DATA EXCERPT
▼
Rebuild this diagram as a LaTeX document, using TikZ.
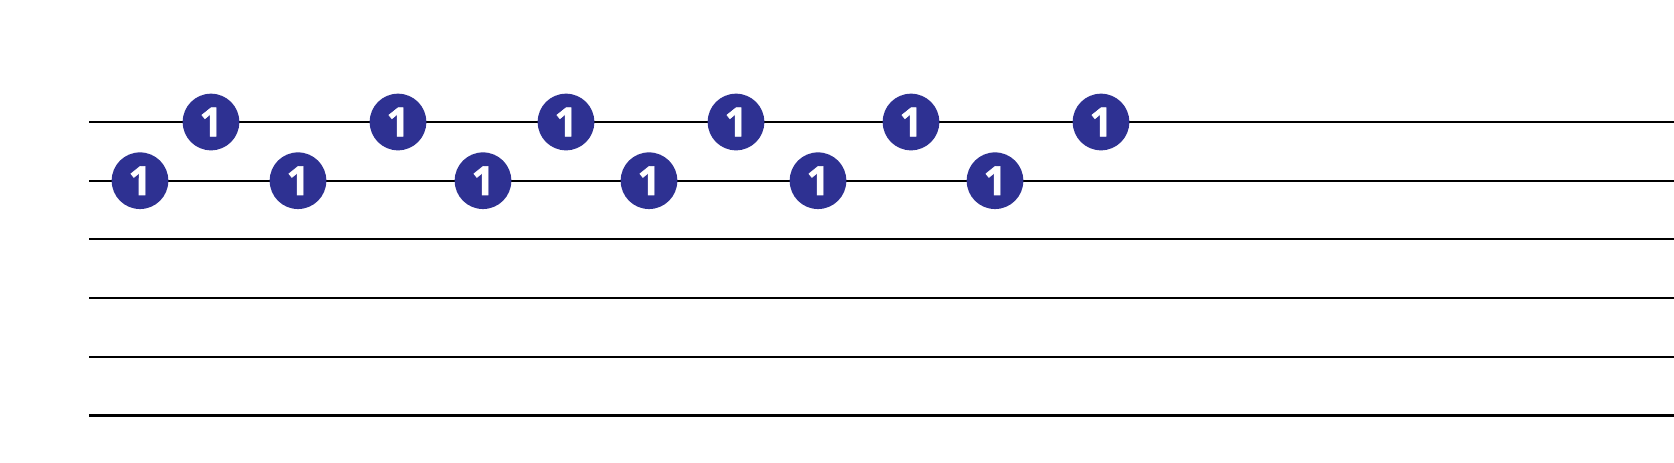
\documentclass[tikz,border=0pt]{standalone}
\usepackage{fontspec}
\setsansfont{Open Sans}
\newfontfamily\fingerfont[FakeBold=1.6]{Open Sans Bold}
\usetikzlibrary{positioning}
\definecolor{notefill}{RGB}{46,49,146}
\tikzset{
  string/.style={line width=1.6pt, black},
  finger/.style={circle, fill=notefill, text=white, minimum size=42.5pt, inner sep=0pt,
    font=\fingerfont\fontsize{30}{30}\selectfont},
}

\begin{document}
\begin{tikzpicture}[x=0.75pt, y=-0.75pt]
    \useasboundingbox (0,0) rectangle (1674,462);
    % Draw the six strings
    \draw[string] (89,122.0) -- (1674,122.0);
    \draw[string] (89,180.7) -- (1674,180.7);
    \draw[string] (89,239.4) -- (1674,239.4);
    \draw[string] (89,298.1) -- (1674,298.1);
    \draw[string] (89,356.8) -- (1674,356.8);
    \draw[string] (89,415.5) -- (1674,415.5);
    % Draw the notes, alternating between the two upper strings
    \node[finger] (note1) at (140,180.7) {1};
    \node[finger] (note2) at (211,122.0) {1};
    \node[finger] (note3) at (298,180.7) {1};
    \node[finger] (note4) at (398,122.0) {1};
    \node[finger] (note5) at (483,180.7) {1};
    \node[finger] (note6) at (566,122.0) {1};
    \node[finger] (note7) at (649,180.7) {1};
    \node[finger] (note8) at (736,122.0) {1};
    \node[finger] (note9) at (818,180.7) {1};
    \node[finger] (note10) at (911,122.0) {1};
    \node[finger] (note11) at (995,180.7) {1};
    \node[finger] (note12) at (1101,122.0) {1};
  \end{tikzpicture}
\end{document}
▲
All the lines above are to be given again exactly as they read, with the pictures removed.

Rebuild this diagram as a LaTeX document, using TikZ.
\documentclass[tikz,border=0pt]{standalone}
\usepackage{fontspec}
\setsansfont{Open Sans}
\newfontfamily\fingerfont[FakeBold=1.6]{Open Sans Bold}
\usetikzlibrary{positioning}
\definecolor{notefill}{RGB}{46,49,146}
\tikzset{
  string/.style={line width=1.6pt, black},
  finger/.style={circle, fill=notefill, text=white, minimum size=42.5pt, inner sep=0pt,
    font=\fingerfont\fontsize{30}{30}\selectfont},
}

\begin{document}
\begin{tikzpicture}[x=0.75pt, y=-0.75pt]
    \useasboundingbox (0,0) rectangle (1674,462);
    % Draw the six strings
    \draw[string] (89,122.0) -- (1674,122.0);
    \draw[string] (89,180.7) -- (1674,180.7);
    \draw[string] (89,239.4) -- (1674,239.4);
    \draw[string] (89,298.1) -- (1674,298.1);
    \draw[string] (89,356.8) -- (1674,356.8);
    \draw[string] (89,415.5) -- (1674,415.5);
    % Draw the notes, alternating between the two upper strings
    \node[finger] (note1) at (140,180.7) {1};
    \node[finger] (note2) at (211,122.0) {1};
    \node[finger] (note3) at (298,180.7) {1};
    \node[finger] (note4) at (398,122.0) {1};
    \node[finger] (note5) at (483,180.7) {1};
    \node[finger] (note6) at (566,122.0) {1};
    \node[finger] (note7) at (649,180.7) {1};
    \node[finger] (note8) at (736,122.0) {1};
    \node[finger] (note9) at (818,180.7) {1};
    \node[finger] (note10) at (911,122.0) {1};
    \node[finger] (note11) at (995,180.7) {1};
    \node[finger] (note12) at (1101,122.0) {1};
  \end{tikzpicture}
\end{document}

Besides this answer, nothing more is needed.